-- Start SOURCE DATA --

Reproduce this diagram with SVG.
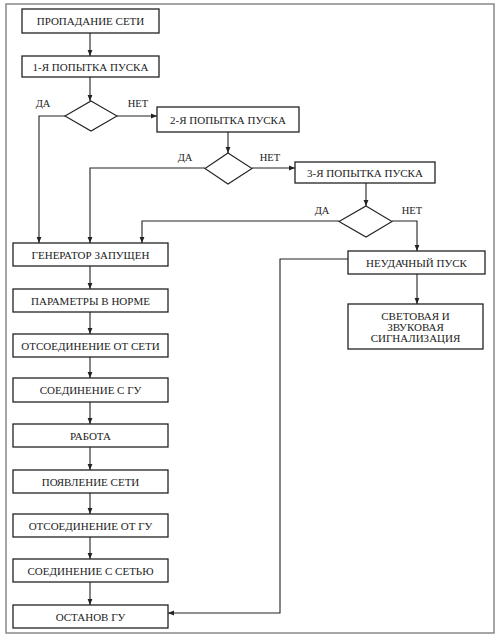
<svg xmlns="http://www.w3.org/2000/svg" width="500" height="643" viewBox="0 0 500 643" font-family="'Liberation Serif', 'DejaVu Serif', serif">
<style>
.box{fill:#fff;stroke:#222;stroke-width:1.3}
.dia{fill:#fff;stroke:#222;stroke-width:1.1}
text{font-family:'Liberation Serif','DejaVu Serif',serif}
.t{font-size:11px;fill:#222;text-anchor:middle;dominant-baseline:central}
.lbl{font-size:10.5px;fill:#222;text-anchor:middle;dominant-baseline:central}
.c{fill:none;stroke:#222;stroke-width:1.1}
</style>
<defs>
<marker id="ar" viewBox="0 0 10 10" refX="10" refY="5" markerWidth="6" markerHeight="6" orient="auto" markerUnits="userSpaceOnUse">
<path d="M0,1 L10,5 L0,9 z" fill="#222"/>
</marker>
</defs>
<rect x="0" y="0" width="500" height="643" fill="#fff"/>
<rect id="frame" x="6" y="4" width="488" height="629" fill="none" stroke="#888" stroke-width="1.5"/>
<g id="connectors">
<path class="c" d="M90,33 V56" marker-end="url(#ar)"/>
<path class="c" d="M90,77 V101" marker-end="url(#ar)"/>
<path class="c" d="M117,116 H157" marker-end="url(#ar)"/>
<path class="c" d="M65,116 H39 V243" marker-end="url(#ar)"/>
<path class="c" d="M228,132 V153" marker-end="url(#ar)"/>
<path class="c" d="M252,168 H295" marker-end="url(#ar)"/>
<path class="c" d="M205,168 H90 V243" marker-end="url(#ar)"/>
<path class="c" d="M366,183 V206" marker-end="url(#ar)"/>
<path class="c" d="M339,221 H142 V243" marker-end="url(#ar)"/>
<path class="c" d="M392,221 H417 V251" marker-end="url(#ar)"/>
<path class="c" d="M417,274 V304" marker-end="url(#ar)"/>
<path class="c" d="M348,259 H280 V613 H168" marker-end="url(#ar)"/>
<path class="c" d="M90,266 V289" marker-end="url(#ar)"/>
<path class="c" d="M90,312 V334" marker-end="url(#ar)"/>
<path class="c" d="M90,357 V378" marker-end="url(#ar)"/>
<path class="c" d="M90,402 V424" marker-end="url(#ar)"/>
<path class="c" d="M90,447 V470" marker-end="url(#ar)"/>
<path class="c" d="M90,493 V514" marker-end="url(#ar)"/>
<path class="c" d="M90,537 V559" marker-end="url(#ar)"/>
<path class="c" d="M90,582 V605" marker-end="url(#ar)"/>
</g>
<g id="labels">
<text class="lbl" x="43" y="103">ДА</text>
<text class="lbl" x="138" y="103">НЕТ</text>
<text class="lbl" x="185" y="157">ДА</text>
<text class="lbl" x="270" y="157">НЕТ</text>
<text class="lbl" x="322" y="210">ДА</text>
<text class="lbl" x="412" y="210">НЕТ</text>
</g>
<g id="n1"><rect class="box" x="22" y="9" width="137" height="24"/><text class="t" x="90.5" y="21">ПРОПАДАНИЕ СЕТИ</text></g>
<g id="n2"><rect class="box" x="22" y="56" width="137" height="21"/><text class="t" x="90.5" y="66.5">1-Я ПОПЫТКА ПУСКА</text></g>
<g id="d1"><polygon class="dia" points="91,101 117,116 91,131 65,116"/></g>
<g id="n3"><rect class="box" x="157" y="107" width="142" height="25"/><text class="t" x="228" y="119.5">2-Я ПОПЫТКА ПУСКА</text></g>
<g id="d2"><polygon class="dia" points="228,153 252,168.5 228,184 205,168.5"/></g>
<g id="n4"><rect class="box" x="295" y="162" width="140" height="21"/><text class="t" x="365" y="172.5">3-Я ПОПЫТКА ПУСКА</text></g>
<g id="d3"><polygon class="dia" points="366,206 392,221.5 366,237 339,221.5"/></g>
<g id="n5"><rect class="box" x="348" y="251" width="137" height="23"/><text class="t" x="416.5" y="262.5">НЕУДАЧНЫЙ ПУСК</text></g>
<g id="n6"><rect class="box" x="348" y="304" width="135" height="45"/><text class="t" x="415.5" y="315.5">СВЕТОВАЯ И</text><text class="t" x="415.5" y="326.5">ЗВУКОВАЯ</text><text class="t" x="415.5" y="337.5">СИГНАЛИЗАЦИЯ</text></g>
<g id="n7"><rect class="box" x="13" y="243" width="155" height="23"/><text class="t" x="90.5" y="254.5">ГЕНЕРАТОР ЗАПУЩЕН</text></g>
<g id="n8"><rect class="box" x="13" y="289" width="155" height="23"/><text class="t" x="90.5" y="300.5">ПАРАМЕТРЫ В НОРМЕ</text></g>
<g id="n9"><rect class="box" x="13" y="334" width="155" height="23"/><text class="t" x="90.5" y="345.5">ОТСОЕДИНЕНИЕ ОТ СЕТИ</text></g>
<g id="n10"><rect class="box" x="13" y="378" width="155" height="24"/><text class="t" x="90.5" y="390">СОЕДИНЕНИЕ С ГУ</text></g>
<g id="n11"><rect class="box" x="13" y="424" width="155" height="23"/><text class="t" x="90.5" y="435.5">РАБОТА</text></g>
<g id="n12"><rect class="box" x="13" y="470" width="155" height="23"/><text class="t" x="90.5" y="481.5">ПОЯВЛЕНИЕ СЕТИ</text></g>
<g id="n13"><rect class="box" x="13" y="514" width="155" height="23"/><text class="t" x="90.5" y="525.5">ОТСОЕДИНЕНИЕ ОТ ГУ</text></g>
<g id="n14"><rect class="box" x="13" y="559" width="155" height="23"/><text class="t" x="90.5" y="570.5">СОЕДИНЕНИЕ С СЕТЬЮ</text></g>
<g id="n15"><rect class="box" x="13" y="605" width="155" height="23"/><text class="t" x="90.5" y="616.5">ОСТАНОВ ГУ</text></g>
</svg>
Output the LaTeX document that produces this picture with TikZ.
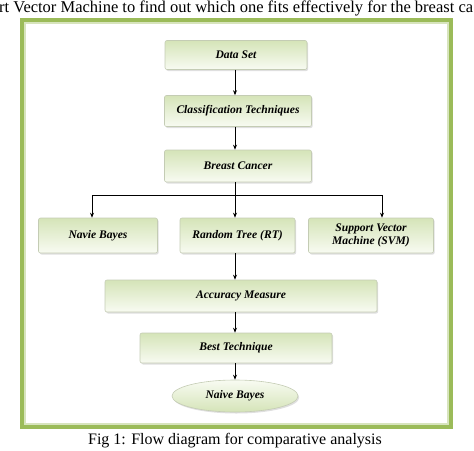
\documentclass[tikz,border=0pt]{standalone}
\usepackage{fontspec}
\setmainfont{Liberation Serif}
\usetikzlibrary{shapes.geometric,shadows,arrows.meta}
\definecolor{framegreen}{HTML}{9BBB59}
\definecolor{framelight}{HTML}{D7E4BD}
\definecolor{boxtop}{HTML}{D5E4B8}
\definecolor{boxbot}{HTML}{F8FBF2}
\definecolor{boxedge}{HTML}{C4CCB4}
\begin{document}
\begin{tikzpicture}[x=1pt,y=-1pt,
  stepbox/.style={draw=boxedge, line width=0.6pt, rounded corners=2pt,
    top color=boxtop, bottom color=boxbot,
    drop shadow={shadow xshift=1.2pt, shadow yshift=-1.5pt, fill=black!25},
    font=\fontsize{11.6}{12.5}\selectfont\bfseries\itshape, align=center, inner sep=0pt},
  endbox/.style={ellipse, draw=boxedge, line width=0.6pt,
    top color=boxbot, bottom color=boxtop,
    drop shadow={shadow xshift=1.2pt, shadow yshift=-1.5pt, fill=black!25},
    font=\fontsize{11.6}{12.5}\selectfont\bfseries\itshape, inner sep=0pt},
  link/.style={line width=0.7pt, -{Stealth[length=5pt,width=4pt]}},
  plain/.style={line width=0.7pt}]
\useasboundingbox (0,0) rectangle (474,450);
\begin{scope}
\clip (0,0) rectangle (474,450);
\node[anchor=base west, inner sep=0pt, font=\fontsize{16.5}{18}\selectfont] (toptext) at (-1,12) {rt Vector Machine to find out which one fits effectively for the breast ca};
\end{scope}
% frame
\draw[framegreen, line width=3.5pt] (22,20) rectangle (451,427);
\draw[framelight, line width=1.2pt] (25,23) rectangle (448,424);
% nodes
\node[stepbox, minimum width=142pt, minimum height=29pt] (ds) at (236,55) {Data Set};
\node[stepbox, minimum width=147pt, minimum height=31pt] (ct) at (238,111) {Classification Techniques};
\node[stepbox, minimum width=147pt, minimum height=32pt] (bc) at (238,166) {Breast Cancer};
\node[stepbox, minimum width=119pt, minimum height=35pt] (nb) at (98,235.5) {Navie Bayes};
\node[stepbox, minimum width=115pt, minimum height=35pt] (rt) at (237.5,235.5) {Random Tree (RT)};
\node[stepbox, minimum width=125pt, minimum height=35pt] (svm) at (371,235.5) {Support Vector\\[1pt]Machine (SVM)};
\node[stepbox, minimum width=272pt, minimum height=32pt] (am) at (241,296) {Accuracy Measure};
\node[stepbox, minimum width=192pt, minimum height=30pt] (bt) at (236,348) {Best Technique};
\node[endbox, minimum width=126pt, minimum height=32pt] (nv) at (235,396) {Naive Bayes};
% connectors
\coordinate (split) at (235,195);
\coordinate (sl) at (92,195);
\coordinate (sr) at (382,195);
\draw[link] (ds.south -| 235,0) -- (ct.north -| 235,0);
\draw[link] (ct.south -| 235,0) -- (bc.north -| 235,0);
\draw[plain] (bc.south -| 235,0) -- (split);
\draw[plain] (sl) -- (sr);
\draw[link] (sl) -- (nb.north -| sl);
\draw[link] (split) -- (rt.north -| split);
\draw[link] (sr) -- (svm.north -| sr);
\draw[link] (rt.south -| 235,0) -- (am.north -| 235,0);
\draw[link] (am.south -| 235,0) -- (bt.north -| 235,0);
\draw[link] (bt.south -| 235,0) -- (nv.north);
% caption
\node[anchor=base, inner sep=0pt, font=\fontsize{16}{18}\selectfont] (cap) at (235,444) {Fig 1: Flow diagram for comparative analysis};
\end{tikzpicture}
\end{document}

-- End SOURCE DATA --

STATED EXERCISE
Every line that holds the string "with" should be returned.

SOLUTION TO THIS PROBLEM
Reproduce this diagram with SVG.
Output the LaTeX document that produces this picture with TikZ.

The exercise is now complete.